GIVEN INSTRUCTION. In the listing below, locate the lines that hold the string "this". Copy those lines.

Source code of charts.

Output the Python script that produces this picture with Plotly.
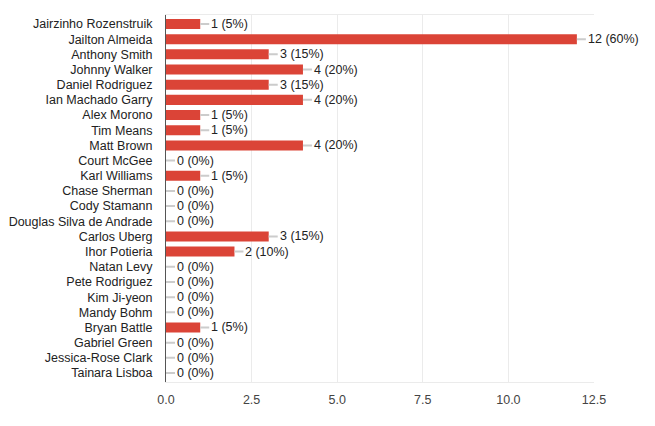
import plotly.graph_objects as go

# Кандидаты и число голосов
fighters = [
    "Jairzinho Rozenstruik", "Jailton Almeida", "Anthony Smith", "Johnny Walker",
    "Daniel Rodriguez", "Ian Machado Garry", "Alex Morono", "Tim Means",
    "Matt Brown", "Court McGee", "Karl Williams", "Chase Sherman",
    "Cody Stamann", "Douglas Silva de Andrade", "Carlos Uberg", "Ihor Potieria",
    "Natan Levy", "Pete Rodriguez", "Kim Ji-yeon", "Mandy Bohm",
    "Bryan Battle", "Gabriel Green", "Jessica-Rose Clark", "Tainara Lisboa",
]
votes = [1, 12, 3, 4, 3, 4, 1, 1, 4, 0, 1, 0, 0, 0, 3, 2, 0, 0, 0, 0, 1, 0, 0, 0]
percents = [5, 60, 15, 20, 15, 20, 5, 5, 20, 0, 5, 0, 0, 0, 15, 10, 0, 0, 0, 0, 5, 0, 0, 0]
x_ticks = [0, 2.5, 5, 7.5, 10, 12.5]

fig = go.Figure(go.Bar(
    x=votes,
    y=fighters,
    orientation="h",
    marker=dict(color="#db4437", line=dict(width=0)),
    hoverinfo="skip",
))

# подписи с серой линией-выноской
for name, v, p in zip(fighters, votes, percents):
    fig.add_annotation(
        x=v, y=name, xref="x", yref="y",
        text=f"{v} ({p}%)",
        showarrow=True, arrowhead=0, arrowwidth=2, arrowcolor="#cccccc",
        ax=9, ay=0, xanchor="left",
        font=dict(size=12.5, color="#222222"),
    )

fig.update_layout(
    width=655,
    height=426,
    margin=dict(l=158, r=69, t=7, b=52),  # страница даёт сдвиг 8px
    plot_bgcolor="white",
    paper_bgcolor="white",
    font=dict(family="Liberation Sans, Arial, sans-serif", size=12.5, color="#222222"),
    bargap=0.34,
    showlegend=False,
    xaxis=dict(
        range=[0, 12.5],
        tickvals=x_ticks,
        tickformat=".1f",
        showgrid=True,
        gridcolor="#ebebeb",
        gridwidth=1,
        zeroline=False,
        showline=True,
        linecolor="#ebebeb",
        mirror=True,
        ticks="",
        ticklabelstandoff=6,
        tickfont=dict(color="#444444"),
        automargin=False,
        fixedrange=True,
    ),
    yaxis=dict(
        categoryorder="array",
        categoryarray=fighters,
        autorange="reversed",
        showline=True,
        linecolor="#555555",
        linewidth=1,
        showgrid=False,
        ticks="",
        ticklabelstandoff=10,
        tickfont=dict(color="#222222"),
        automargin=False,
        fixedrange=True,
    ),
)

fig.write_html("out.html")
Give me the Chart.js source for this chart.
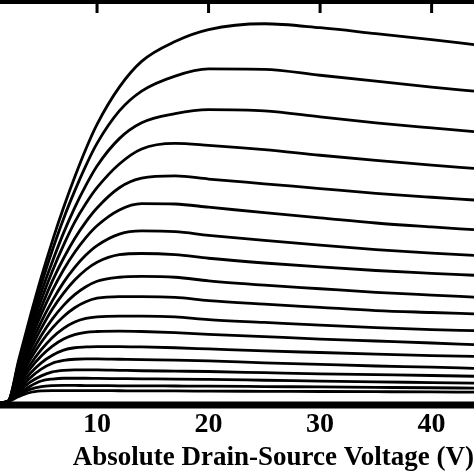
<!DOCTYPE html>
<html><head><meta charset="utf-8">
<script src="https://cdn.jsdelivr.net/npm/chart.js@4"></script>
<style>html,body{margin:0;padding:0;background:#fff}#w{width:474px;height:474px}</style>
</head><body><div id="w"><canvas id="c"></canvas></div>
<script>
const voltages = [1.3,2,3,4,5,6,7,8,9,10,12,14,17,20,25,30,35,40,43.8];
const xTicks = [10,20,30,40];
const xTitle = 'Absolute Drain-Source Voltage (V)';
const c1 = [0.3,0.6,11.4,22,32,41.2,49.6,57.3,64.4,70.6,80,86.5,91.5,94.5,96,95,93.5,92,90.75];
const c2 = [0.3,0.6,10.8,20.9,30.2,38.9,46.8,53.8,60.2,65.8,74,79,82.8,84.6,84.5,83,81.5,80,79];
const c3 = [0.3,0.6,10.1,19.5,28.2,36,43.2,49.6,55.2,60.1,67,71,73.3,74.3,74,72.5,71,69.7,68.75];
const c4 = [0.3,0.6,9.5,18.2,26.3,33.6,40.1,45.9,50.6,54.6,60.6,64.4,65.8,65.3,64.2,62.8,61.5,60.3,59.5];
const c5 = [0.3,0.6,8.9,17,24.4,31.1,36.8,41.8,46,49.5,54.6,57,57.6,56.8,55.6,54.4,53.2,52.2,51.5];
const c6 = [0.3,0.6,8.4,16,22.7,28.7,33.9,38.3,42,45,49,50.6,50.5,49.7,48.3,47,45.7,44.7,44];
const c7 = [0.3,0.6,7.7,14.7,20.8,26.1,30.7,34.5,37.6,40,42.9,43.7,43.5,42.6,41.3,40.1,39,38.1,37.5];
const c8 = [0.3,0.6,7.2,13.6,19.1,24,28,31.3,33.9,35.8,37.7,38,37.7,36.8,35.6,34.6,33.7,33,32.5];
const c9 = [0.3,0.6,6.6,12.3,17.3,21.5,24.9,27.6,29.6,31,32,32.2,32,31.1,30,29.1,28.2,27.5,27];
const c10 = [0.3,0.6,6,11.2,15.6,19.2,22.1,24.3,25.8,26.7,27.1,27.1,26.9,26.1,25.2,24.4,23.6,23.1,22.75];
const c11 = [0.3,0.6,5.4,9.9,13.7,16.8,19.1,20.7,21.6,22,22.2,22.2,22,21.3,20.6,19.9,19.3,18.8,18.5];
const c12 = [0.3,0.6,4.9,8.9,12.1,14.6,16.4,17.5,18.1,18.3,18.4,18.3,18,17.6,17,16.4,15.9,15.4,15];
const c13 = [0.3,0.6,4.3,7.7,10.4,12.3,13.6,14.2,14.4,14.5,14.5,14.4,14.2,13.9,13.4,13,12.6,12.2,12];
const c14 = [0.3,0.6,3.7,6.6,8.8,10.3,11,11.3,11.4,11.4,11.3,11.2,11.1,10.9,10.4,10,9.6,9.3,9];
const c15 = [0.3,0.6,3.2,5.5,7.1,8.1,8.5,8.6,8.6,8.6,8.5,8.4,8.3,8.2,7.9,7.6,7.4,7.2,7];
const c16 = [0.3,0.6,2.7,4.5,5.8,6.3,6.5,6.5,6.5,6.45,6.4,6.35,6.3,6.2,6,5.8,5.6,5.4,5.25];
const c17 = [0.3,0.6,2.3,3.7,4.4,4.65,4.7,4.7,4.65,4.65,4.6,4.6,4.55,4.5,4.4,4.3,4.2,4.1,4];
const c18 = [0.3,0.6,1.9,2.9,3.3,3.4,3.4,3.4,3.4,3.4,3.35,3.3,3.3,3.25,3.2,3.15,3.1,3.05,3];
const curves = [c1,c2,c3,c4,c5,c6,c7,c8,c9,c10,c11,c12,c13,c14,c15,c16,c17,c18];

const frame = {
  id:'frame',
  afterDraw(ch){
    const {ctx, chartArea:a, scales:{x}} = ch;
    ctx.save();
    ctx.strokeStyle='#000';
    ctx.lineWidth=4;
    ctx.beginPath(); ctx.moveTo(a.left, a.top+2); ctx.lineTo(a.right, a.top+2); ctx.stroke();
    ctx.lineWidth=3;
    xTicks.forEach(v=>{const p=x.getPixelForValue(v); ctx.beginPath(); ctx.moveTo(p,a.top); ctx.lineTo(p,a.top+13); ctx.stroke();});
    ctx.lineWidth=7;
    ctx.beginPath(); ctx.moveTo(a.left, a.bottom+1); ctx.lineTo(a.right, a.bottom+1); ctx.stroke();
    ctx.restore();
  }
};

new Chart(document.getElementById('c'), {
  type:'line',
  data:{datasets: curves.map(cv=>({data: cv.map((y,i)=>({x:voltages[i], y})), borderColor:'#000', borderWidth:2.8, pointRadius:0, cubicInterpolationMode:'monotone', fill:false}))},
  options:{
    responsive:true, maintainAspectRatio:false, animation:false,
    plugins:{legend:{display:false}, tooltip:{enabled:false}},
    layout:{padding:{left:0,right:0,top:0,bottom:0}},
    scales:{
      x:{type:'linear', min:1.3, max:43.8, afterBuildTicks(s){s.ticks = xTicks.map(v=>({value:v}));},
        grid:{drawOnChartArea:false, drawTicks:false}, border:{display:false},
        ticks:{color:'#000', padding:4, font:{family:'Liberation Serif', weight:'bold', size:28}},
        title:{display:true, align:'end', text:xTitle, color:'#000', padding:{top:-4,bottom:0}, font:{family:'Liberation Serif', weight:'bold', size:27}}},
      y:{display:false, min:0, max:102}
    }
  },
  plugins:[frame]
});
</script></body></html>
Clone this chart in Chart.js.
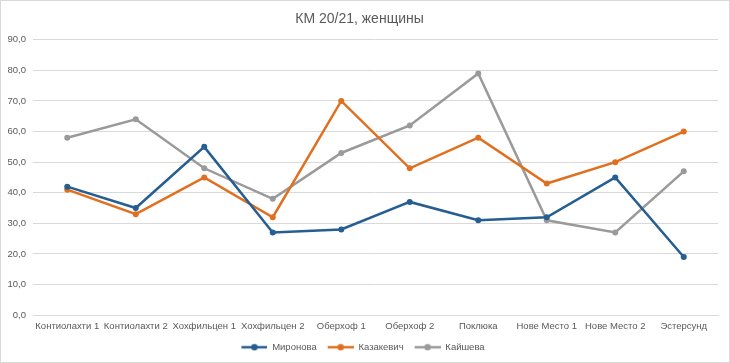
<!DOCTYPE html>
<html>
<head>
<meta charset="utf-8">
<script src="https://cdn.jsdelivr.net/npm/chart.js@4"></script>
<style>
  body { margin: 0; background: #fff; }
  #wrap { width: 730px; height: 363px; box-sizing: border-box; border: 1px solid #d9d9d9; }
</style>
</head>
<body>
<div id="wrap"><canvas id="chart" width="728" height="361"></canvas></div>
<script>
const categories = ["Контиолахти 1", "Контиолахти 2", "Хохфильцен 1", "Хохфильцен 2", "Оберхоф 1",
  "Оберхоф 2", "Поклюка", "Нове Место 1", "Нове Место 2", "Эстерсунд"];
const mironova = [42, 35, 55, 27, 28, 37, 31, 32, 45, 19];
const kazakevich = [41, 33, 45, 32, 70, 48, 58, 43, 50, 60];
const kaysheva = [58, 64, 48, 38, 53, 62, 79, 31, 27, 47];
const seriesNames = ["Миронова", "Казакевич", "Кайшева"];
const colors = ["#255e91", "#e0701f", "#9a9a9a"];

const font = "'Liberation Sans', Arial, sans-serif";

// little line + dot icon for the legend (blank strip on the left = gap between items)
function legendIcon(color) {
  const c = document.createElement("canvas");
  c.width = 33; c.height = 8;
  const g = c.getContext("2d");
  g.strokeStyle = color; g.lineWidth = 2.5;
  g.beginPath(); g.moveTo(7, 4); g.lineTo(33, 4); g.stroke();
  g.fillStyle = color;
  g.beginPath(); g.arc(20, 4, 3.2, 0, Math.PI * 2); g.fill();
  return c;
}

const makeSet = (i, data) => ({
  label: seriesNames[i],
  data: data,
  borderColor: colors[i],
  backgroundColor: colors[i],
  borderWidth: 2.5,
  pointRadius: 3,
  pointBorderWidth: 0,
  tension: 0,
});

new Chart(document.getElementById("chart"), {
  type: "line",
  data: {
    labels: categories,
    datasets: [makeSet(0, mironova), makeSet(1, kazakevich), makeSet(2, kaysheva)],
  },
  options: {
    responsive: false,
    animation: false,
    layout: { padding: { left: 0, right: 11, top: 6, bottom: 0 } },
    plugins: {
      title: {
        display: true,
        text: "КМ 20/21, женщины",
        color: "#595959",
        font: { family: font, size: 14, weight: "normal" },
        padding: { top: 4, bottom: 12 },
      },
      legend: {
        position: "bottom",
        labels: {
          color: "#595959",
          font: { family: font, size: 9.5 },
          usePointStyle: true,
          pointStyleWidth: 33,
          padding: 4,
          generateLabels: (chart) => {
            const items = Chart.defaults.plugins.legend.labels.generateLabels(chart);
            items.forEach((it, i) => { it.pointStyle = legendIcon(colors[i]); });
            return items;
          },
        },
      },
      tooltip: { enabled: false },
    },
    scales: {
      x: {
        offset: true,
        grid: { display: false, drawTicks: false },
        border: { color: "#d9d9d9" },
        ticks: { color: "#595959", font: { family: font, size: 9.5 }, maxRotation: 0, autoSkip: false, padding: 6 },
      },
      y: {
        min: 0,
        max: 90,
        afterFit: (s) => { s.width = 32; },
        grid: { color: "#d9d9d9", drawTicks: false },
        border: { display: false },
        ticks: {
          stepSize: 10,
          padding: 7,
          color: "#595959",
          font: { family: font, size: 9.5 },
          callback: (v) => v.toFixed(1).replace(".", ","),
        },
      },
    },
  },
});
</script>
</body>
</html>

FULL ANSWER.
Output the Python script that produces this picture with Plotly.
Give me the Chart.js source for this chart.
Clone this chart in Chart.js.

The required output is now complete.